Say how many lines contain the word "this" and give no other text.

### Input
----------

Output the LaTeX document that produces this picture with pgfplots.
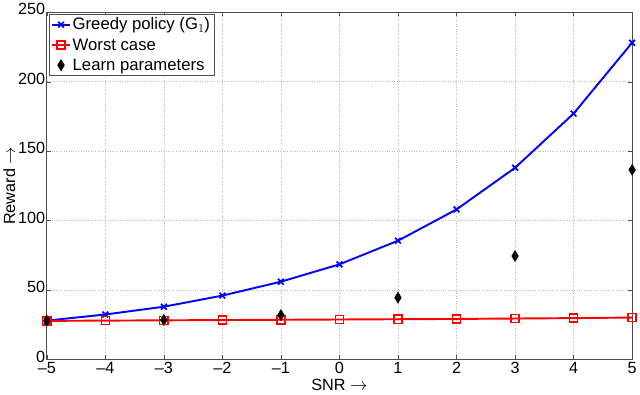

----------

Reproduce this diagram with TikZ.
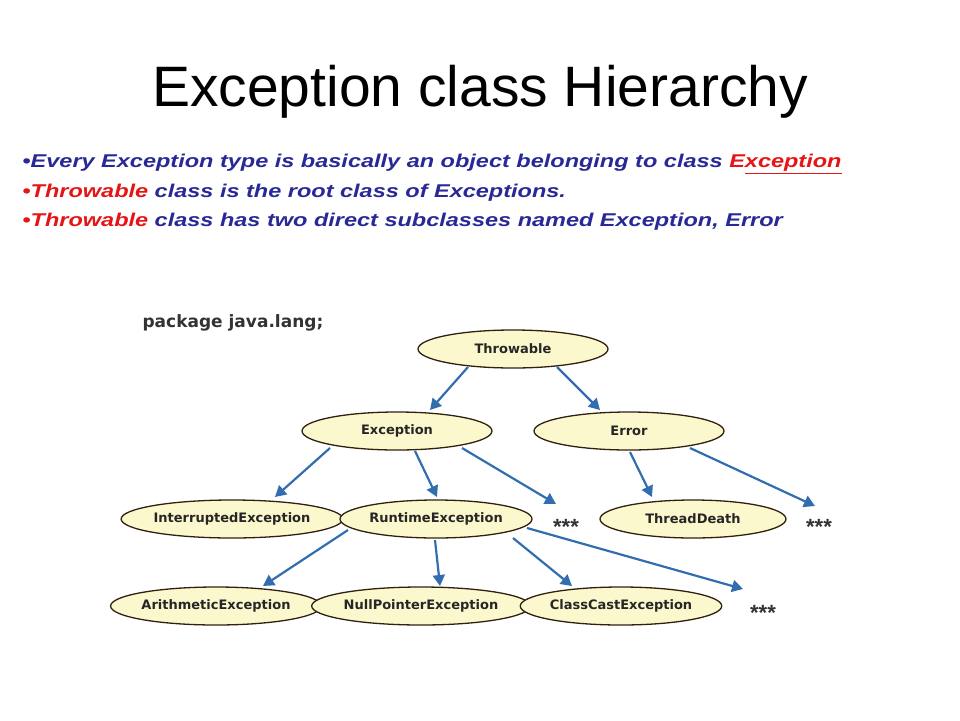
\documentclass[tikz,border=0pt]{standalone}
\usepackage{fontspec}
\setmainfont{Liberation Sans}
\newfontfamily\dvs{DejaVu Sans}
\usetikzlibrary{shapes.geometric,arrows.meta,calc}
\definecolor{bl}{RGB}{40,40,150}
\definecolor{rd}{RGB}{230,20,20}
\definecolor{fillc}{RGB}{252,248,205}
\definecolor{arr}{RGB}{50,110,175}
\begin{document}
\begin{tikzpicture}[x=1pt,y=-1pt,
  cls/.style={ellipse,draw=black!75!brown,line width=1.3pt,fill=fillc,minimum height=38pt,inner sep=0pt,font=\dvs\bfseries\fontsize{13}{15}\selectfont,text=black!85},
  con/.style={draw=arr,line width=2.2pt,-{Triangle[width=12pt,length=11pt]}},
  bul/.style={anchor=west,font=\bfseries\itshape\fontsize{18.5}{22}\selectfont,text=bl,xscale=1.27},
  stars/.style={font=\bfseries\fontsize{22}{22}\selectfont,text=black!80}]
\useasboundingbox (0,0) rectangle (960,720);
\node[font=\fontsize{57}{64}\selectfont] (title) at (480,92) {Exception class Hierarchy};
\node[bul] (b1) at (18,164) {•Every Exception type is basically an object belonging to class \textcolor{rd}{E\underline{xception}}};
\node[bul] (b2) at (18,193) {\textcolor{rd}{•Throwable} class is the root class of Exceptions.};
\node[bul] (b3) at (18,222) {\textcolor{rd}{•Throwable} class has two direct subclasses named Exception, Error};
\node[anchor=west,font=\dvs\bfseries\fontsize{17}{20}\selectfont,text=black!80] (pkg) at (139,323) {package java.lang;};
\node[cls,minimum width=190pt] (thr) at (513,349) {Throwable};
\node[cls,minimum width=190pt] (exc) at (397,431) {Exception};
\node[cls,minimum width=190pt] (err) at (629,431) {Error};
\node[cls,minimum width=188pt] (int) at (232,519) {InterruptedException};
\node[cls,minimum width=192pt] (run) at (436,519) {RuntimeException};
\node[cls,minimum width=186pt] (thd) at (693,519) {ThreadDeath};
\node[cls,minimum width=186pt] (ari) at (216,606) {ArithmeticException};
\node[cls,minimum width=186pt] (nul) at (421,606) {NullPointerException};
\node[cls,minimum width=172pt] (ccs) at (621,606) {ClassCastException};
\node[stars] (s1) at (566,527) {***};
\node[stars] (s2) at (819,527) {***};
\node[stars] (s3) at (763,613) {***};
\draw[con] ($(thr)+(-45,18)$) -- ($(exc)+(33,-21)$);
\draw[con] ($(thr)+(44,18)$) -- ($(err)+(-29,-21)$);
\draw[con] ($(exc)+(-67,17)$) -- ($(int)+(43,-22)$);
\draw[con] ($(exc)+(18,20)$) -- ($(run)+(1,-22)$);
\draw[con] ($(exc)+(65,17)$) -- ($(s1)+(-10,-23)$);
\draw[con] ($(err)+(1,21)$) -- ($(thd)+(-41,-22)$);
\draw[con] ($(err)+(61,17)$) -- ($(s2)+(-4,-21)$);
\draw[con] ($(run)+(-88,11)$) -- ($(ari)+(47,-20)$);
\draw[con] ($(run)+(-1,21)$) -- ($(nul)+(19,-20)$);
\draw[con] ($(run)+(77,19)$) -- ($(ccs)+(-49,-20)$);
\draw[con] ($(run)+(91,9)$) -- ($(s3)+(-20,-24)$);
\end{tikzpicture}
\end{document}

----------

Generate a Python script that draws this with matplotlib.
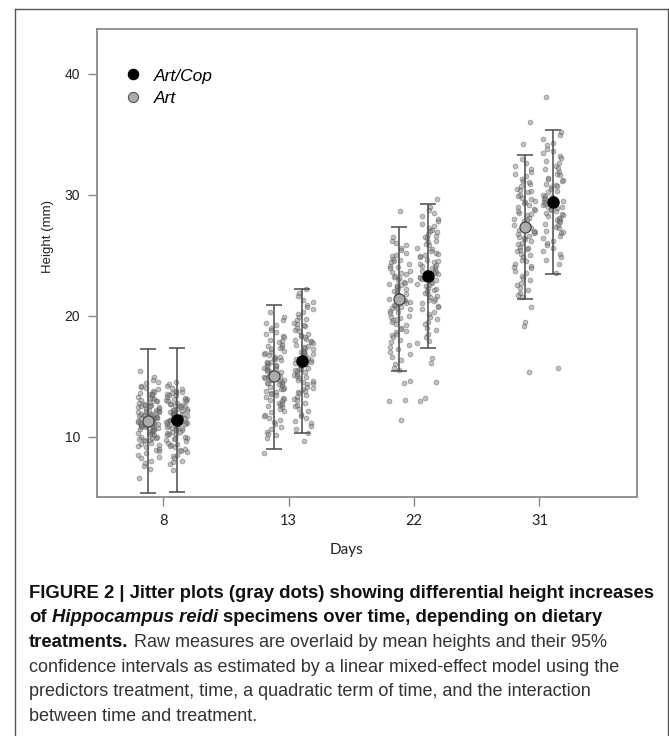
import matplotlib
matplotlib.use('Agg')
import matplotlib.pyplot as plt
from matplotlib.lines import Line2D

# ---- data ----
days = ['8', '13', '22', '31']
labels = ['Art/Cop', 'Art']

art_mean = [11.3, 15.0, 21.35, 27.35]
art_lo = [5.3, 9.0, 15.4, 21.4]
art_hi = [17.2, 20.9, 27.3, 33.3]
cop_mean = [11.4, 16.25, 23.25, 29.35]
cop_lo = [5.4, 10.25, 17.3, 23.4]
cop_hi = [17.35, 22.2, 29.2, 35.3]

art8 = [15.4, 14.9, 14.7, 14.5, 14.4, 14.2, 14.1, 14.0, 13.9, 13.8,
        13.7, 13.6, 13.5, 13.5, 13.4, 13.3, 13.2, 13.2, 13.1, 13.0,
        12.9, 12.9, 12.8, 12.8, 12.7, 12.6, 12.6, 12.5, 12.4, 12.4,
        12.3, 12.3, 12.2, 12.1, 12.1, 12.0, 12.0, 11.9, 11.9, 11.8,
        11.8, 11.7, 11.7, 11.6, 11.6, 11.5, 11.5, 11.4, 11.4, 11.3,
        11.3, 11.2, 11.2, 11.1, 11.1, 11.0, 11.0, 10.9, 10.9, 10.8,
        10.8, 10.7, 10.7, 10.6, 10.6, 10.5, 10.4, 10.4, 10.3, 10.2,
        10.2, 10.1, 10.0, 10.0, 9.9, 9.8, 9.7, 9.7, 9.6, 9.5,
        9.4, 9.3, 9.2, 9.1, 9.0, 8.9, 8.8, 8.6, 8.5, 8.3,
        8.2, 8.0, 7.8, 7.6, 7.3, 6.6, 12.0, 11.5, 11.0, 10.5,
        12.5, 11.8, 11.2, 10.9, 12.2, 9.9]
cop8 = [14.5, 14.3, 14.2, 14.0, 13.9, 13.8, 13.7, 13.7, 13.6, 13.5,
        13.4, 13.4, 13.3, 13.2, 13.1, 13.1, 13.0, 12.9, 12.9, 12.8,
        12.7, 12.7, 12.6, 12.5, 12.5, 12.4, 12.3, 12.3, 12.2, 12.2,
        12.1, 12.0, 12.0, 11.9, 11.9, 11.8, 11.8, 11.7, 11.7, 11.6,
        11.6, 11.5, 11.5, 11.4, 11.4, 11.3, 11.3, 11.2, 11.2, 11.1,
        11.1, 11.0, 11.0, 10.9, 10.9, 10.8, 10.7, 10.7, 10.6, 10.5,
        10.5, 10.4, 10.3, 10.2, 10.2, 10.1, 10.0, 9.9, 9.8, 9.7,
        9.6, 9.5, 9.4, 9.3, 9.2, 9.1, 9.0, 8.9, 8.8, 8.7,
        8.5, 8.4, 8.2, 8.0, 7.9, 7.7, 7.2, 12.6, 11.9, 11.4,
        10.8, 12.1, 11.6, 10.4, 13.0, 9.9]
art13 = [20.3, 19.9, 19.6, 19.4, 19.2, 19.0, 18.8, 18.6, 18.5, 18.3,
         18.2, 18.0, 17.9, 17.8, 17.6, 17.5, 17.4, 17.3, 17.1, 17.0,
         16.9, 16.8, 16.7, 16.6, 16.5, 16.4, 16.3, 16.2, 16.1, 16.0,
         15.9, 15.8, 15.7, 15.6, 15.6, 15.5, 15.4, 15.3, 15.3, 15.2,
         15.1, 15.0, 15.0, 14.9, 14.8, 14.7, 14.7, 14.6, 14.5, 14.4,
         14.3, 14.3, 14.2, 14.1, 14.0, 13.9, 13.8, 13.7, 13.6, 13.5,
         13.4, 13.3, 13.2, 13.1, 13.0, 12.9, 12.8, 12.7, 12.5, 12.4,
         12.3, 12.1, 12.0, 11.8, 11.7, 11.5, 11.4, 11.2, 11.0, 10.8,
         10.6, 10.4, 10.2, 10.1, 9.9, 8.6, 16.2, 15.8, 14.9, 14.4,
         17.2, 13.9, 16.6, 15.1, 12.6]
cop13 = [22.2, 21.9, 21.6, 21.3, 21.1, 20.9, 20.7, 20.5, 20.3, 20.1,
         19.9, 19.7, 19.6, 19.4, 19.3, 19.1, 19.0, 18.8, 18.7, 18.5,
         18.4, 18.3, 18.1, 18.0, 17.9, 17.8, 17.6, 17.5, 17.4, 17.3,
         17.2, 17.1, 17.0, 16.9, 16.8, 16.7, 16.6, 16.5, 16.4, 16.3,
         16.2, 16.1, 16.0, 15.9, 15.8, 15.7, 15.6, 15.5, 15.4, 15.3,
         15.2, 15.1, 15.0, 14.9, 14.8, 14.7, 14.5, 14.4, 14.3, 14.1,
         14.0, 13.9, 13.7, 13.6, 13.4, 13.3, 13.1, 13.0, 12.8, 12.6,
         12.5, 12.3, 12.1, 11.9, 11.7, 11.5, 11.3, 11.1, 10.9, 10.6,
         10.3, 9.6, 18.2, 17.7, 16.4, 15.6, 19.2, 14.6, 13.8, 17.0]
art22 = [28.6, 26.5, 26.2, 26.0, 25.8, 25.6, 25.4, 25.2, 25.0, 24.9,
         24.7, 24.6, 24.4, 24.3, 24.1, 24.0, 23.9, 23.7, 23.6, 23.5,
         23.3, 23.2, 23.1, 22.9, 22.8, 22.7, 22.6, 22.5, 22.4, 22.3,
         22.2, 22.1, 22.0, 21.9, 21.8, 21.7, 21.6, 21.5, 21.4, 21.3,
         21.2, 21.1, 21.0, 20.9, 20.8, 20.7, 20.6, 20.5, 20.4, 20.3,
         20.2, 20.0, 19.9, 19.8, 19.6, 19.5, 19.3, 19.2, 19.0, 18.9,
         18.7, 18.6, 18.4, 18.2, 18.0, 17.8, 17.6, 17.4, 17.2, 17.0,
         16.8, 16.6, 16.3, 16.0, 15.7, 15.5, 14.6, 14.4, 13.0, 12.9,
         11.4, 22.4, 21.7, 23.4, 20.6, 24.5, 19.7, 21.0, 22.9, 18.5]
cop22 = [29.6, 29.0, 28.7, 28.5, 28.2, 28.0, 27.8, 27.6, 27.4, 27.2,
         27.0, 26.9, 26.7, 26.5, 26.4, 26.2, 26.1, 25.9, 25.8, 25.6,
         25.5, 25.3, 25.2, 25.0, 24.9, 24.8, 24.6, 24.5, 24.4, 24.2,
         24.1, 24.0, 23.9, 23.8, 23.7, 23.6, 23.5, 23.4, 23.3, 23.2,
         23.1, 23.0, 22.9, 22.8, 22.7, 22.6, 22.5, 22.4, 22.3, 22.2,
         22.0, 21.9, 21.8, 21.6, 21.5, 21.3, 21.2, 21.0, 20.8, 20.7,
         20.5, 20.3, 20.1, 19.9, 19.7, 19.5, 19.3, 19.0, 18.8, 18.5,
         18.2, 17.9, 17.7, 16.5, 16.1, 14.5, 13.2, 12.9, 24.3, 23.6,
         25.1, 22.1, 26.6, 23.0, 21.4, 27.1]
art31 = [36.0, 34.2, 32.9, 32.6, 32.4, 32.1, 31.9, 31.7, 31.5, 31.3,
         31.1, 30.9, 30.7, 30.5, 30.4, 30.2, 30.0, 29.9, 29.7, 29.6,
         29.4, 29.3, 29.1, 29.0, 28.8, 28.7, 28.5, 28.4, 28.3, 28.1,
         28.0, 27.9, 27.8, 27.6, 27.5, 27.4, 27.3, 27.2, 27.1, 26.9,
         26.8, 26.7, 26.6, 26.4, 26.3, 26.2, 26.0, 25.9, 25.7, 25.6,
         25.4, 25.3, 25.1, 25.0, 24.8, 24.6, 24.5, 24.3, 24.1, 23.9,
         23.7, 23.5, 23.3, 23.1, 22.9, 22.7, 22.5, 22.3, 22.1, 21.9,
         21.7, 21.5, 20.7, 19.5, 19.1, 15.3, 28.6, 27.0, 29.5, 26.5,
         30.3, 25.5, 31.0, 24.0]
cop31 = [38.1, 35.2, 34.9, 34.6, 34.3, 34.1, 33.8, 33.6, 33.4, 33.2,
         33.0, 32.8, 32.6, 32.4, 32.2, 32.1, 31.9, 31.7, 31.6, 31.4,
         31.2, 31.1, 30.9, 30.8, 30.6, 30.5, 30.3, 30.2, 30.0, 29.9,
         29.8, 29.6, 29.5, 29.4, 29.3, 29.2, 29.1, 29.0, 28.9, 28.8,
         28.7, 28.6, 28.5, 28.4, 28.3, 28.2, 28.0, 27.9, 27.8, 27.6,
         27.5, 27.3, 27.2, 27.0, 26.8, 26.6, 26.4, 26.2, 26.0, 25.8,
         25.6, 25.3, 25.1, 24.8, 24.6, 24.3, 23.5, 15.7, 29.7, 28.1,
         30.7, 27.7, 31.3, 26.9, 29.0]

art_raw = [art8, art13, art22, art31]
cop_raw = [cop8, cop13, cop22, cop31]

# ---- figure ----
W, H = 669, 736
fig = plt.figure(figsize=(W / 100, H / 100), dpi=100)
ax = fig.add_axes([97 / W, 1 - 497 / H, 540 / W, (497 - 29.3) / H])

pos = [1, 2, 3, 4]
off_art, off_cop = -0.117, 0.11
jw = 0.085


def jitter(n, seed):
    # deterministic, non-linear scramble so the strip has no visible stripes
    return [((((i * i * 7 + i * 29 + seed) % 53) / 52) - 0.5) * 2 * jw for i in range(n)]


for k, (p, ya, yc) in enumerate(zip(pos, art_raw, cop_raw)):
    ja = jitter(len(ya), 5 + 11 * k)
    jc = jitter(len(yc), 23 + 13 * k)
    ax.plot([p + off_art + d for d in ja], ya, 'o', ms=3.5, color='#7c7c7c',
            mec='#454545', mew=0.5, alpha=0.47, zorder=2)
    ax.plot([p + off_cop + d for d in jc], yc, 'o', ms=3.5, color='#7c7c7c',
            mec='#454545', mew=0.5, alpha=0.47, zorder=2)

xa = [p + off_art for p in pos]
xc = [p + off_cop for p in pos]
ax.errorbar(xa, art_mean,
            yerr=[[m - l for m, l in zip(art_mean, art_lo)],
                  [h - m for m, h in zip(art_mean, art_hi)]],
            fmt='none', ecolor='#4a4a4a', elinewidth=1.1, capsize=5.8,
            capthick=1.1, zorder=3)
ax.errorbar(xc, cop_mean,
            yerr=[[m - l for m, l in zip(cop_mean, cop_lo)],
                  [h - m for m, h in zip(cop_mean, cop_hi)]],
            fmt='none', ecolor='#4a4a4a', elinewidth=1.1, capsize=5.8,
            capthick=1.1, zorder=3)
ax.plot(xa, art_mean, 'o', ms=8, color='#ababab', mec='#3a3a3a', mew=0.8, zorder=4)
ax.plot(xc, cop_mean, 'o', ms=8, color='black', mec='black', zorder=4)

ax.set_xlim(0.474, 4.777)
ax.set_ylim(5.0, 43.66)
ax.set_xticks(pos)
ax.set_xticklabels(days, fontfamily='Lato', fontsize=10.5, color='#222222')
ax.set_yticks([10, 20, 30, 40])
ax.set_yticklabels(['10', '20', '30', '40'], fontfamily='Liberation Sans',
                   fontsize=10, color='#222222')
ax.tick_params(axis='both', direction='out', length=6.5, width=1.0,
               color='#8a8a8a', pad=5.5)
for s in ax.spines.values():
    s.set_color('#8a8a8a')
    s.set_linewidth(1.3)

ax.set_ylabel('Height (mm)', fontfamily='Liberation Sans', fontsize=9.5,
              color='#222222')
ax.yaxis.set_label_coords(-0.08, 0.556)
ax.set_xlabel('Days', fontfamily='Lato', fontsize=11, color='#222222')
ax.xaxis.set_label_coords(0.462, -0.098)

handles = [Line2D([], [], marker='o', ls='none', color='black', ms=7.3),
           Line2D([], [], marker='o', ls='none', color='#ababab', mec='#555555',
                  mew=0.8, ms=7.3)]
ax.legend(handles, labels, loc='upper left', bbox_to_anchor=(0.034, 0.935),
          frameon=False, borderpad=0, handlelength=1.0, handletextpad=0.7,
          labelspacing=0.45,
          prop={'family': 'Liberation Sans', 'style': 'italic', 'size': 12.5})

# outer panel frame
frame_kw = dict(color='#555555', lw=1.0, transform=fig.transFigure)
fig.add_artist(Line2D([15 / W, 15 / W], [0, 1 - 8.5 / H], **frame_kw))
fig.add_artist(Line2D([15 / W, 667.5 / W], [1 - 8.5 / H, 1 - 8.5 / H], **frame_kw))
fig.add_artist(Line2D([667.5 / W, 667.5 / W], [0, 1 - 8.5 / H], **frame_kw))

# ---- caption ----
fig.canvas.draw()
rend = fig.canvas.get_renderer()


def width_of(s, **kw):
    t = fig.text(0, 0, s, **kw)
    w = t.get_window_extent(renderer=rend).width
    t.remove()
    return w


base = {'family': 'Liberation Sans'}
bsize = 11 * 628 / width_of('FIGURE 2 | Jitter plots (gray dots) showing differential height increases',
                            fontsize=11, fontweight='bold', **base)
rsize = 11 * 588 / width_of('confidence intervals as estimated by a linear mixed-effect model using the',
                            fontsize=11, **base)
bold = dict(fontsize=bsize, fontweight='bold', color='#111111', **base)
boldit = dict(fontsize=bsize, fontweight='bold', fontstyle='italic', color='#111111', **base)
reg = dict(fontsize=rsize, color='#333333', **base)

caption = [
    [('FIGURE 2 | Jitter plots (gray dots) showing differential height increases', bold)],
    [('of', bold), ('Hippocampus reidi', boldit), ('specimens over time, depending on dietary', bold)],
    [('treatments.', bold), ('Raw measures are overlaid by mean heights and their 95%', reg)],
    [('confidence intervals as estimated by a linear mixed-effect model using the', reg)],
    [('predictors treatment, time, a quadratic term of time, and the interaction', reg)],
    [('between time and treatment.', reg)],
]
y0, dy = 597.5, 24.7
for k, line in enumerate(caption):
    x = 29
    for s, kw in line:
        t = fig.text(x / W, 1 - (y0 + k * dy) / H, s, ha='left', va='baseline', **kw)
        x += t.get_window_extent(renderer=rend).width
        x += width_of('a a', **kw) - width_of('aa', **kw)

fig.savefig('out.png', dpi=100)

----------

### Complete output
3